Ivory Coast taxi driver Mamadou Bamba had finished his shift and was walking home around midnight when a dozen children accosted him on the street and demanded his money. When he hesitated, the thieves pulled out small knives and stabbed him eight times before making off with fares totaling more than $100.
The attack made Bamba the latest victim of the "microbes," roving bands of kids as young as 12 whose violent robberies the past few weeks have raised alarm over crime in working-class neighborhoods of Abidjan, Ivory Coast's largest city. Though not a new phenomenon, tabloid coverage of the "microbes" — the French word for germs — combined with fears they are spreading to new parts of town have residents complaining that the government has failed to keep them safe.

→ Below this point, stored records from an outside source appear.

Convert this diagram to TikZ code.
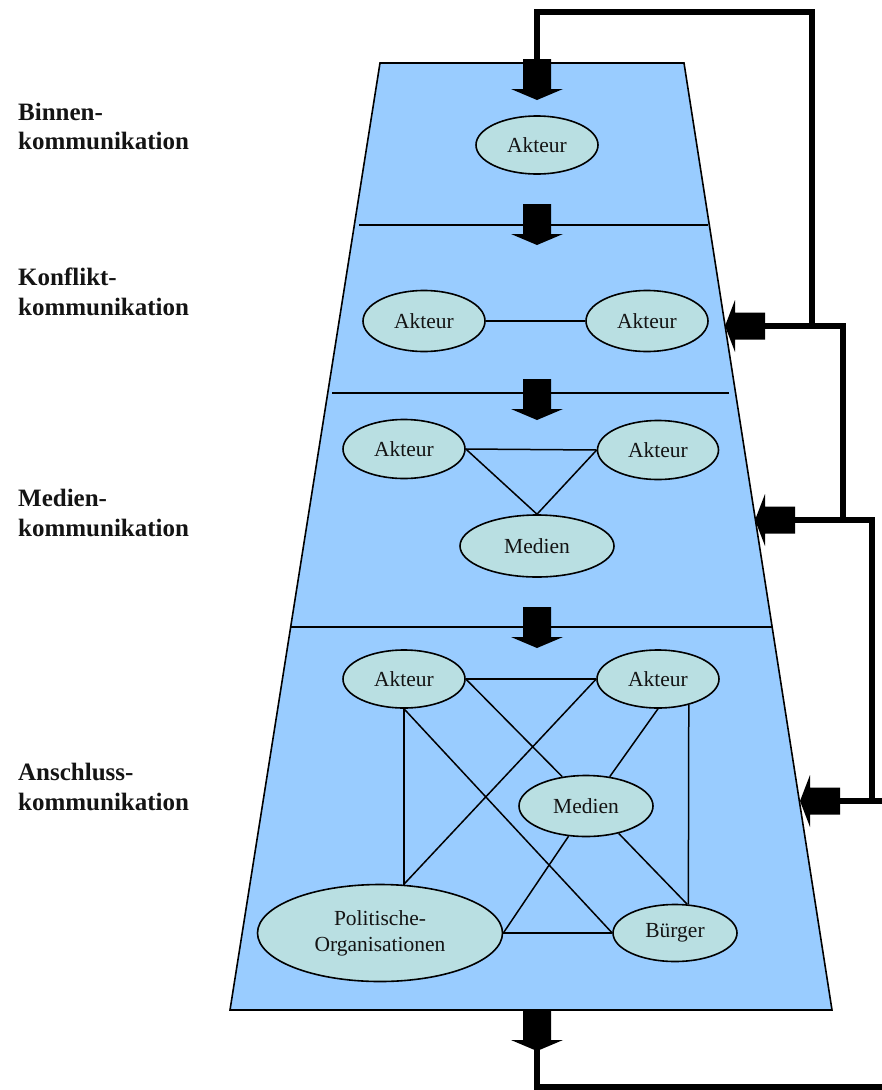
\documentclass[tikz,border=0pt]{standalone}
\usepackage{fontspec}
\setmainfont{Liberation Serif}
\usetikzlibrary{shapes.geometric}
\definecolor{funnel}{RGB}{153,204,255}
\definecolor{actor}{RGB}{185,223,226}
\definecolor{ink}{RGB}{20,20,20}

\begin{document}
\begin{tikzpicture}[x=1pt,y=-1pt,
  stage/.style={font=\fontsize{25}{29}\selectfont\bfseries, anchor=base west, inner sep=0, text=ink},
  party/.style={ellipse, draw=black, line width=1.6, fill=actor, inner sep=0,
                font=\fontsize{21.5}{26}\selectfont, text=ink, align=center},
  link/.style={line width=1.5},
  divider/.style={line width=1.5},
  feedback/.style={line width=6.5, line join=miter},
  pics/downblk/.style={code={\fill (-14,0) -- (14,0) -- (14,30) -- (26,30) -- (0,41)
                        -- (-26,30) -- (-14,30) -- cycle;}},
  pics/leftblk/.style={code={\fill (0,-13.5) -- (0,13.5) -- (-30,13.5) -- (-30,26) -- (-40,0)
                        -- (-30,-26) -- (-30,-13.5) -- cycle;}},
]
\useasboundingbox (0,0) rectangle (882,1090);
\clip (0,0) rectangle (882,1090);

% funnel body
\filldraw[fill=funnel, draw=black, line width=1.6]
  (380,63) -- (684,63) -- (832,1010) -- (230,1010) -- cycle;

% stage dividers
\draw[divider] (359,225) -- (708,225);
\draw[divider] (332,393) -- (729,393);
\draw[divider] (290,627) -- (773,627);

% stage labels
\node[stage] (s1a) at (18,120) {Binnen-};
\node[stage] (s1b) at (18,149) {kommunikation};
\node[stage] (s2a) at (18,285) {Konflikt-};
\node[stage] (s2b) at (18,315) {kommunikation};
\node[stage] (s3a) at (18,506) {Medien-};
\node[stage] (s3b) at (18,536) {kommunikation};
\node[stage] (s4a) at (18,780) {Anschluss-};
\node[stage] (s4b) at (18,810) {kommunikation};

% stage 1
\node[party, minimum width=122, minimum height=58] (b1) at (537,145) {Akteur};

% stage 2
\node[party, minimum width=122, minimum height=61] (k1) at (424,321) {Akteur};
\node[party, minimum width=122, minimum height=61] (k2) at (647,321) {Akteur};
\draw[link] (k1.east) -- (k2.west);

% stage 3
\node[party, minimum width=122, minimum height=59] (m1) at (404,449) {Akteur};
\node[party, minimum width=121, minimum height=59] (m2) at (658,450) {Akteur};
\node[party, minimum width=154, minimum height=62] (mm) at (537,546) {Medien};
\draw[link] (m1.east) -- (m2.west);
\draw[link] (m1.east) -- (mm.north);
\draw[link] (m2.west) -- (mm.north);

% stage 4
\node[party, minimum width=122, minimum height=58] (a1) at (404,679) {Akteur};
\node[party, minimum width=122, minimum height=58] (a2) at (658,679) {Akteur};
\node[party, minimum width=134, minimum height=61] (am) at (586,806) {Medien};
\node[party, minimum width=245, minimum height=97] (ap) at (380,933) {Politische-\\Organisationen};
\node[party, minimum width=124, minimum height=57] (ab) at (675,933) {Bürger};
\draw[link] (a1.east) -- (a2.west);
\draw[link] (a1.east) -- (am.129);
\draw[link] (a2.south) -- (am.51);
\draw[link] (a2.west) -- (ap.64);
\draw[link] (a1.south) -- (a1.south |- ap.64);
\draw[link] (a1.south) -- (ab.west);
\draw[link] (a2.-40) -- (ab.65);
\draw[link] (am.-120) -- (ap.east);
\draw[link] (am.-40) -- (ab.67);
\draw[link] (ap.east) -- (ab.west);

% block arrows along the funnel
\pic at (537,59)   {downblk};
\pic at (537,204)  {downblk};
\pic at (537,379)  {downblk};
\pic at (537,607)  {downblk};
\pic at (537,1010) {downblk};
\pic at (765,326)  {leftblk};
\pic at (795,520)  {leftblk};
\pic at (840,801)  {leftblk};

% feedback loop
\coordinate (inTop) at (537,59);
\coordinate (outBot) at (537,1050);
\coordinate (fb1) at (765,326);
\coordinate (fb2) at (795,520);
\coordinate (fb3) at (840,801);
\draw[feedback] (inTop) -- (537,12) -- (812,12) -- (812,326);
\draw[feedback] (fb1) -- (843,326) -- (843,520);
\draw[feedback] (fb2) -- (872,520) -- (872,801);
\draw[feedback] (fb3) -- (900,801) -- (900,1087) -- (537,1087) -- (outBot);
\end{tikzpicture}
\end{document}
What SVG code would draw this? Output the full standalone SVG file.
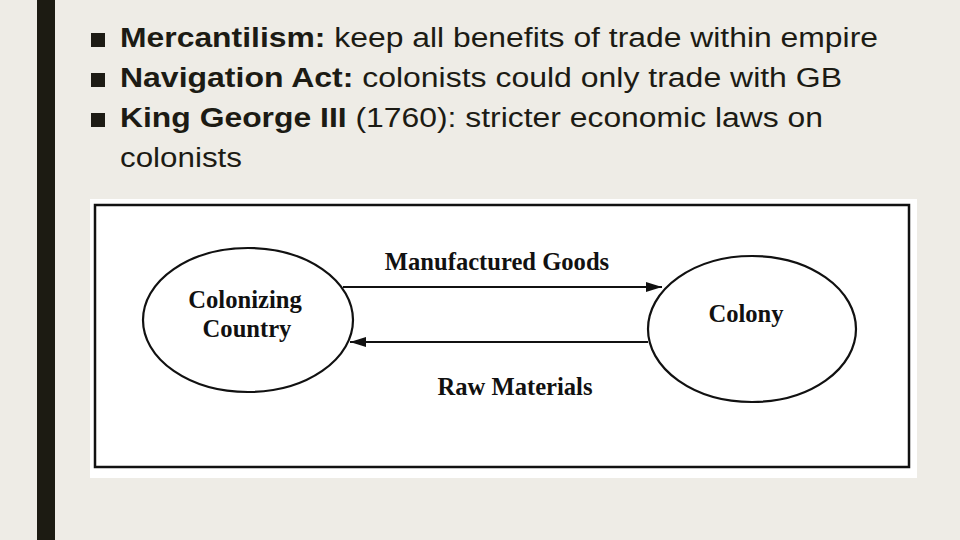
<svg xmlns="http://www.w3.org/2000/svg" width="960" height="540" viewBox="0 0 960 540">
<defs>
<style>
.bul{font-family:"Liberation Sans",Arial,sans-serif;font-size:27px;fill:#1c1b14}
.b{font-weight:bold}
.lbl{font-family:"Liberation Serif","Times New Roman",serif;font-size:24.6px;font-weight:bold;fill:#111;text-anchor:middle}
.node{fill:none;stroke:#111;stroke-width:2.2}
.conn{stroke:#111;stroke-width:2.2;fill:none}
</style>
<marker id="ah" viewBox="0 0 16 10" refX="16" refY="5" markerWidth="16" markerHeight="10" markerUnits="userSpaceOnUse" orient="auto">
<path d="M0,0 L16,5 L0,10 Z" fill="#111"/>
</marker>
</defs>
<rect width="960" height="540" fill="#EEECE6"/>
<rect x="37" y="0" width="18" height="540" fill="#1c1b12"/>
<g id="bullets">
<rect x="91" y="33" width="14" height="14" fill="#1c1b14"/>
<rect x="91" y="73" width="14" height="14" fill="#1c1b14"/>
<rect x="91" y="113" width="14" height="14" fill="#1c1b14"/>
<text class="bul" x="120" y="47" textLength="758" lengthAdjust="spacingAndGlyphs"><tspan class="b">Mercantilism:</tspan> keep all benefits of trade within empire</text>
<text class="bul" x="120" y="87" textLength="722" lengthAdjust="spacingAndGlyphs"><tspan class="b">Navigation Act:</tspan> colonists could only trade with GB</text>
<text class="bul" x="120" y="127" textLength="703" lengthAdjust="spacingAndGlyphs"><tspan class="b">King George III</tspan> (1760): stricter economic laws on</text>
<text class="bul" x="120" y="167" textLength="122" lengthAdjust="spacingAndGlyphs">colonists</text>
</g>
<rect x="90" y="199" width="827" height="279" fill="#fff"/>
<rect x="95" y="205" width="814" height="262" fill="none" stroke="#111" stroke-width="2.5"/>
<g id="colonizing-country">
<ellipse class="node" cx="248" cy="320" rx="105" ry="72"/>
<text class="lbl" x="245" y="308">Colonizing</text>
<text class="lbl" x="247" y="337">Country</text>
</g>
<g id="colony">
<ellipse class="node" cx="752" cy="329" rx="104" ry="73"/>
<text class="lbl" x="746" y="322">Colony</text>
</g>
<g id="connectors">
<line class="conn" x1="343" y1="287" x2="662" y2="287" marker-end="url(#ah)"/>
<line class="conn" x1="648" y1="342" x2="350" y2="342" marker-end="url(#ah)"/>
<text class="lbl" x="497" y="270">Manufactured Goods</text>
<text class="lbl" x="515" y="395">Raw Materials</text>
</g>
</svg>
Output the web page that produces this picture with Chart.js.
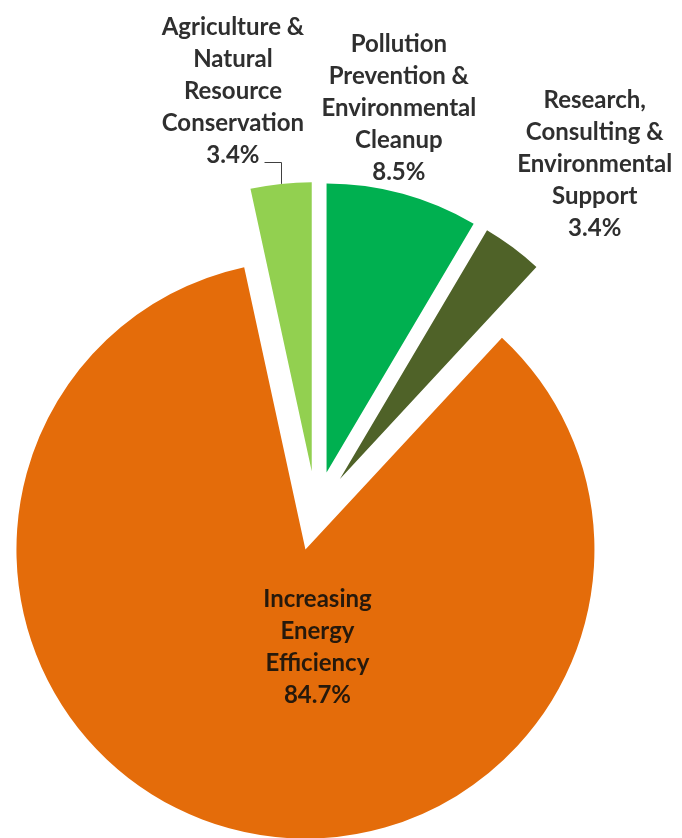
<!DOCTYPE html>
<html>
<head>
<meta charset="utf-8">
<script src="https://cdn.jsdelivr.net/npm/chart.js@4"></script>
<style>
    html, body { margin: 0; padding: 0; background: #ffffff; }
</style>
</head>
<body>
<canvas id="chart" width="682" height="838"></canvas>
<script>
// slices, clockwise from 12 o'clock
const categories = [
    ["Pollution", "Prevention &", "Environmental", "Cleanup"],
    ["Research,", "Consulting &", "Environmental", "Support"],
    ["Increasing", "Energy", "Efficiency"],
    ["Agriculture &", "Natural", "Resource", "Conservation"]
];
const shares = [8.5, 3.4, 84.7, 3.4];
const percentLabels = ["8.5%", "3.4%", "84.7%", "3.4%"];

const sliceColors = ["#00B050", "#4F6228", "#E46C0A", "#92D050"];

// how far every slice is pulled out of the pie (px)
const explode = 40;

// label placement: outside labels are set relative to the slice's outer edge
// (dx, dy = centre of the last line), the inside one relative to the slice centre
const placement = [
    { inside: false, dx: -4, dy: -21 },
    { inside: false, dx: 82, dy: -19 },
    { inside: true, dx: 12, dy: 98 },
    { inside: false, dx: -48, dy: -29, leader: true }
];
const lineHeight = 32;

const sliceLabels = {
    id: "sliceLabels",
    afterDatasetUpdate(chart, args) {
        args.meta.data.forEach(arc => {
            const mid = (arc.startAngle + arc.endAngle) / 2;
            arc.x += Math.cos(mid) * explode;
            arc.y += Math.sin(mid) * explode;
        });
    },
    afterDatasetsDraw(chart) {
        const ctx = chart.ctx;
        const arcs = chart.getDatasetMeta(0).data;
        ctx.save();
        ctx.font = "bold 24px Lato";
        ctx.textAlign = "center";
        ctx.textBaseline = "middle";

        arcs.forEach((arc, i) => {
            const mid = (arc.startAngle + arc.endAngle) / 2;
            const p = placement[i];
            const lines = categories[i].concat(percentLabels[i]);
            let cx, lastY;
            if (p.inside) {
                cx = arc.x + p.dx;
                lastY = arc.y + p.dy + (lines.length - 1) * lineHeight / 2;
                ctx.fillStyle = "#26190c";
            } else {
                const ax = arc.x + Math.cos(mid) * arc.outerRadius;
                const ay = arc.y + Math.sin(mid) * arc.outerRadius;
                cx = ax + p.dx;
                lastY = ay + p.dy;
                ctx.fillStyle = "#2f2f2f";
                if (p.leader) {
                    const w = ctx.measureText(percentLabels[i]).width;
                    ctx.strokeStyle = "#404040";
                    ctx.lineWidth = 1;
                    ctx.beginPath();
                    ctx.moveTo(Math.round(ax) + 0.5, ay);
                    ctx.lineTo(Math.round(ax) + 0.5, Math.round(lastY + 7) + 0.5);
                    ctx.lineTo(cx + w / 2 + 5, Math.round(lastY + 7) + 0.5);
                    ctx.stroke();
                }
            }
            lines.forEach((t, k) => {
                ctx.fillText(t, cx, lastY - (lines.length - 1 - k) * lineHeight);
            });
        });
        ctx.restore();
    }
};

new Chart("chart", {
    type: "pie",
    data: {
        labels: categories.map(c => c.join(" ")),
        datasets: [{
            data: shares,
            backgroundColor: sliceColors,
            borderWidth: 0,
            clip: false
        }]
    },
    options: {
        responsive: false,
        animation: false,
        events: [],
        radius: 289,
        layout: { padding: { left: 0, right: 50, top: 184, bottom: 0 } },
        plugins: {
            legend: { display: false },
            tooltip: { enabled: false }
        }
    },
    plugins: [sliceLabels]
});
</script>
</body>
</html>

Some Ivorians have even changed their Facebook profile photos to a black screen with white letters spelling out an urgent plea: "Save us from the microbes."
President Alassane Ouattara's government has described the "microbes" as children traumatized by Ivory Coast's postelection crisis of 2010-11, which claimed more than 3,000 lives after ex-President Laurent Gbagbo refused to accept defeat. Interior Minister Hamed Bakayoko has pointed to treatment centers established to get them off the streets.
In the past two years, though, the problem seems only to have gotten worse.
"The phenomenon has expanded because no one was listening to the cries of distress of the suffering population," said Pierre Kouame Adjoumani, president of the Ivorian Human Rights League. "The children have transformed themselves into veritable gangs."
Victims of the latest attacks blame the government for abandoning them.
"It's deplorable," said Laura Adeline, a 57-year-old fruit vendor in Yopougon district who fled as her stand was ransacked last week. "Nothing here is guarded. There is no security."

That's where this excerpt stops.